Speed May Not Be Your Priority
You may not be looking to go top speed, but you will notice efficiency.

In reality there’s no such thing as a ‘fast’ kayak, since kayaks don’t move themselves. There are efficient kayaks.

No kayak excels at everything, so think about your priorities: efficiency, stability, manuverability, durability, cost, weight, comfort, straight tracking, surfing, rough water capabilities, rolling capability…

More of one can mean less of another, so decide your priorities first, and then the pnet community can suggest the best kayak options for you.

different hulls
Even though some people take their racing hulls to rivers it is my belief that a shorter more nimble hull provides more fun.
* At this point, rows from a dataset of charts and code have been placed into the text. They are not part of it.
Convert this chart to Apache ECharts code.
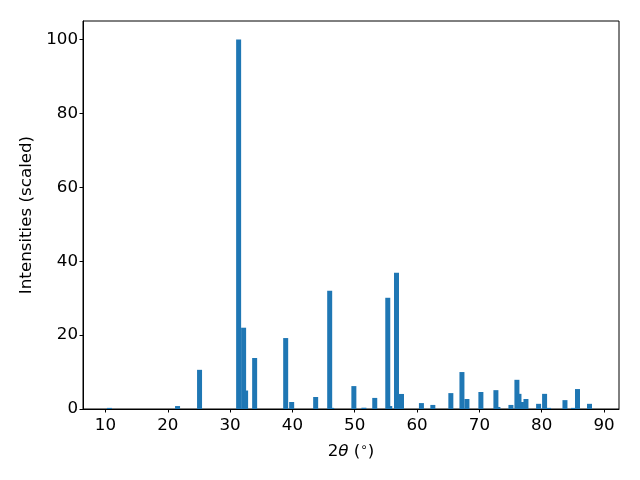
<!DOCTYPE html>
<html>
<head>
<meta charset="utf-8">
<script src="https://cdn.jsdelivr.net/npm/echarts@6/dist/echarts.min.js"></script>
<style>
html,body{margin:0;padding:0;background:#fff;}
#chart{width:640px;height:480px;}
</style>
</head>
<body>
<div id="chart"></div>
<script>
var twoTheta = [10.64, 21.57, 25.10, 31.37, 32.17, 32.49, 33.94, 38.92, 39.88, 43.73,
  45.98, 46.30, 49.86, 51.47, 53.21, 55.30, 55.62, 56.70, 57.50, 60.70,
  62.53, 65.42, 67.20, 68.00, 70.24, 72.65, 72.97, 75.06, 76.02, 76.35,
  76.75, 77.47, 79.50, 80.46, 81.10, 83.73, 85.10, 85.74, 87.67];
var intensities = [0.3, 0.8, 10.6, 100, 22.0, 5.0, 13.8, 19.2, 1.9, 3.25,
  32.0, 0.3, 6.2, 0.35, 3.0, 30.1, 0.8, 36.9, 4.07, 1.6,
  1.1, 4.3, 10.0, 2.7, 4.6, 5.1, 0.55, 1.1, 7.9, 4.1,
  1.9, 2.7, 1.4, 4.1, 0.3, 2.4, 0.3, 5.4, 1.4];
var xTicks = [10, 20, 30, 40, 50, 60, 70, 80, 90];
var yTicks = [0, 20, 40, 60, 80, 100];

var data = twoTheta.map(function (x, i) { return [x, intensities[i]]; });
var font = 'DejaVu Sans';
var fs = 16.7;
var chart = echarts.init(document.getElementById('chart'), null, {renderer: 'canvas'});
chart.setOption({
  animation: false,
  backgroundColor: '#fff',
  grid: {left: 83, right: 21, top: 21, bottom: 71, show: true, borderColor: '#000', borderWidth: 1, backgroundColor: 'transparent'},
  xAxis: {
    type: 'value', min: 6.4, max: 92.4,
    splitLine: {show: false},
    axisLine: {show: true, onZero: false, lineStyle: {color: '#000', width: 1}},
    axisTick: {show: true, length: 3.5, customValues: xTicks, lineStyle: {color: '#000'}},
    axisLabel: {customValues: xTicks, margin: 8, color: '#000', fontSize: fs, fontFamily: font},
    name: '{n|2}{i|θ}{n| (}{s|∘}{n|)}',
    nameLocation: 'middle', nameGap: 33,
    nameTextStyle: {
      rich: {
        n: {fontSize: fs, fontFamily: font, color: '#000'},
        i: {fontSize: fs, fontFamily: font, fontStyle: 'italic', color: '#000'},
        s: {fontSize: 12, fontFamily: font, color: '#000', verticalAlign: 'top', padding: [0, 0, 7, 0]}
      }
    }
  },
  yAxis: {
    type: 'value', min: 0, max: 105,
    splitLine: {show: false},
    axisLine: {show: true, lineStyle: {color: '#000', width: 1}},
    axisTick: {show: true, length: 3.5, customValues: yTicks, lineStyle: {color: '#000'}},
    axisLabel: {customValues: yTicks, margin: 5, color: '#000', fontSize: fs, fontFamily: font},
    name: 'Intensities (scaled)',
    nameLocation: 'middle', nameGap: 48,
    nameTextStyle: {fontSize: fs, fontFamily: font, color: '#000'}
  },
  series: [{
    type: 'bar',
    data: data,
    barWidth: 5,
    itemStyle: {color: '#1f77b4'}
  }]
});
</script>
</body>
</html>
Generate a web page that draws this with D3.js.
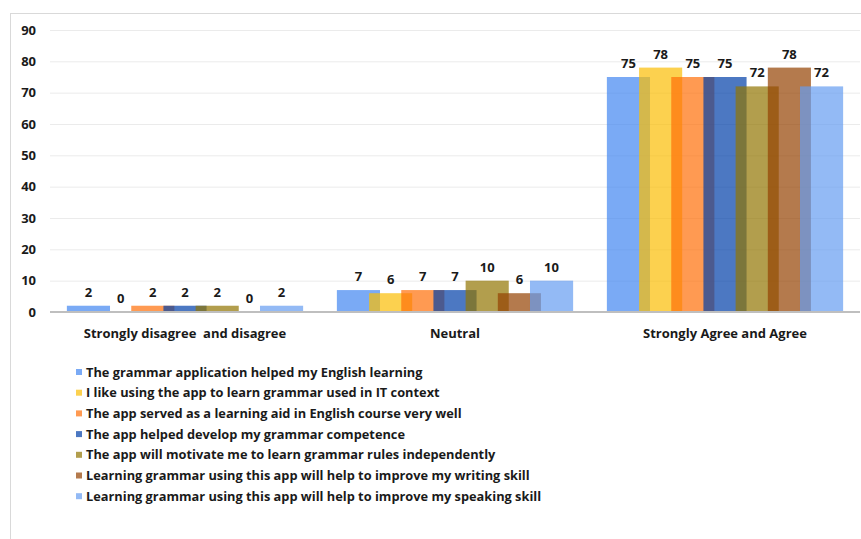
<!DOCTYPE html>
<html>
<head>
<meta charset="utf-8">
<script src="https://cdn.jsdelivr.net/npm/d3@7"></script>
<style>
  html, body { margin: 0; padding: 0; background: #fff; }
  svg text { font-family: "Open Sans", "Noto Sans", sans-serif; font-weight: 700; fill: #1a1a1a; }
</style>
</head>
<body>
<svg id="chart" width="861" height="539"></svg>
<script>
// Response categories along the x axis
const categories = ["Strongly disagree  and disagree", "Neutral", "Strongly Agree and Agree"];

// Survey statements (one series each)
const seriesNames = [
  "The grammar application helped my English learning",
  "I like using the app to learn grammar used in IT context",
  "The app served as a learning aid in English course very well",
  "The app helped develop my grammar competence",
  "The app will motivate me to learn grammar rules independently",
  "Learning grammar using this app will help to improve my writing skill",
  "Learning grammar using this app will help to improve my speaking skill"
];

// Percentages per statement, in category order
const s1 = [2, 7, 75];
const s2 = [0, 6, 78];
const s3 = [2, 7, 75];
const s4 = [2, 7, 75];
const s5 = [2, 10, 72];
const s6 = [0, 6, 78];
const s7 = [2, 10, 72];
const seriesValues = [s1, s2, s3, s4, s5, s6, s7];

const yTicks = [0, 10, 20, 30, 40, 50, 60, 70, 80, 90];

const colors = ["#4186F1", "#FBBD04", "#FF6F08", "#003FA8", "#927502", "#944202", "#659CF1"];
const barOpacity = 0.7;

const svg = d3.select("#chart");

// outer frame
svg.append("rect")
  .attr("x", 10.5).attr("y", 13.5)
  .attr("width", 900).attr("height", 600)
  .attr("fill", "none").attr("stroke", "#D9D9D9").attr("stroke-width", 1);

const plot = { left: 50, right: 860, top: 30, bottom: 312 };

const y = d3.scaleLinear().domain([0, 90]).range([plot.bottom, plot.top]);

const x0 = d3.scaleBand()
  .domain(categories)
  .range([plot.left, plot.right])
  .paddingInner(0.125)
  .paddingOuter(0.0625);

// bars overlap: width is ~1.34 times the step between neighbours
const overlapRatio = 1.34;
const stepW = x0.bandwidth() / (seriesNames.length - 1 + overlapRatio);
const barW = stepW * overlapRatio;
const x1 = d3.scalePoint()
  .domain(d3.range(seriesNames.length))
  .range([0, x0.bandwidth() - barW]);

// gridlines
svg.append("g")
  .selectAll("line")
  .data(yTicks.filter(t => t > 0))
  .join("line")
  .attr("x1", plot.left).attr("x2", plot.right)
  .attr("y1", d => y(d) + 0.5).attr("y2", d => y(d) + 0.5)
  .attr("stroke", "#EBEBEB").attr("stroke-width", 1);

// y tick labels
svg.append("g")
  .selectAll("text")
  .data(yTicks)
  .join("text")
  .attr("x", 36)
  .attr("y", d => y(d) + 4.5)
  .attr("text-anchor", "end")
  .attr("font-size", 13)
  .text(d => d);

// bars
const barData = [];
seriesValues.forEach((vals, si) => {
  vals.forEach((v, ci) => barData.push({ si, ci, v }));
});

svg.append("g")
  .selectAll("rect")
  .data(barData)
  .join("rect")
  .attr("x", d => x0(categories[d.ci]) + x1(d.si))
  .attr("y", d => y(d.v))
  .attr("width", barW)
  .attr("height", d => y(0) - y(d.v))
  .attr("fill", d => colors[d.si])
  .attr("fill-opacity", barOpacity);

// zero baseline
svg.append("line")
  .attr("x1", plot.left).attr("x2", plot.right)
  .attr("y1", y(0)).attr("y2", y(0))
  .attr("stroke", "#BFBFBF").attr("stroke-width", 2);

// value labels
svg.append("g")
  .selectAll("text")
  .data(barData)
  .join("text")
  .attr("x", d => x0(categories[d.ci]) + x1(d.si) + barW / 2)
  .attr("y", d => y(d.v) - 9)
  .attr("text-anchor", "middle")
  .attr("font-size", 13)
  .text(d => d.v);

// category labels
svg.append("g")
  .selectAll("text")
  .data(categories)
  .join("text")
  .attr("x", d => x0(d) + x0.bandwidth() / 2)
  .attr("y", 337.5)
  .attr("text-anchor", "middle")
  .attr("font-size", 13)
  .style("white-space", "pre")
  .text(d => d);

// legend
const legend = svg.append("g")
  .selectAll("g")
  .data(seriesNames)
  .join("g")
  .attr("transform", (d, i) => `translate(76, ${372 + i * 20.7})`);

legend.append("rect")
  .attr("x", 0).attr("y", -3)
  .attr("width", 6).attr("height", 6)
  .attr("fill", (d, i) => colors[i])
  .attr("fill-opacity", barOpacity);

legend.append("text")
  .attr("x", 10)
  .attr("y", 4.5)
  .attr("font-size", 12.8)
  .text(d => d);
</script>
</body>
</html>
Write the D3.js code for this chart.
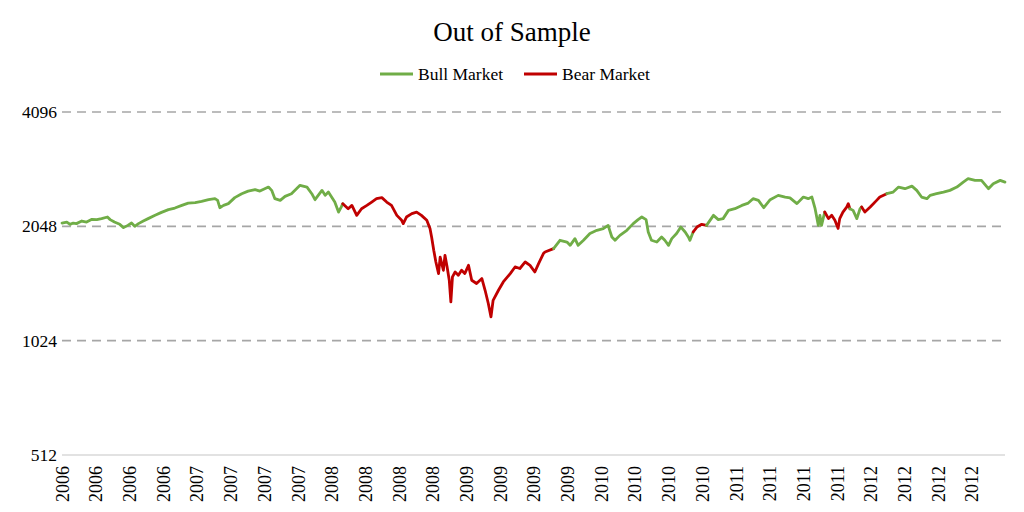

Capella 166 RM, in particular, is a very playful design

And, I would ask you consider something even shorter, like PH Delphin 15.5 ft. That is not to say that other manufacturers don’t make excellent boats ( Zephyr 16ft, Alchemy 14ft).

Whatever you decide to get, make sure you try it on the river - any of these boats will work on flat water and ocean. The only problem that I see - you might not have enough skill to make your decision - a boat that feels fine first day on the water might be barge a few months later.

why nordkapp?
I’m curious how you settled on a Nordkapp for one of your choices? Based on what you describe as your priorities, I’d take it off the list. If you want a plastic tripping boat capable of efficiency, you’d be better off trying the Valley Aquanaut instead. It’s a touch smaller, got more stability, and it’s easier to turn. It’s still a tripping sea kayak though, and it will help you (require you) to learn good skills such as leaned turns, bracing, etc. Great boat if you’re looking to get into ocean kayaking.

If your heart isn’t set on something designed to cover miles on the ocean, then I agree that getting something shorter and a little more playful would make more sense. Some 16’ sea kayak designed to be more maneuverable. The difference in speed will barely be noticeable, but especially as a beginner you’ll definitely notice that you can turn it without developing your skills as much as something like an Aquanaut.

Is that considered to be a shorter boat
Most sea kayaks range from around 15.5’ to 18’ (and 19-24" wide) Those around 16’ or less are often termed day boats. Those over 17’ are often termed expedition boats. Those called play boats are usually of the day boat length or less (e.g. Dagger Alchemy, P&H Delphin).

Many paddlers have more than one boat as different hulls are better suited to different uses/conditions. Besides it is often useful to have a ‘guest boat’.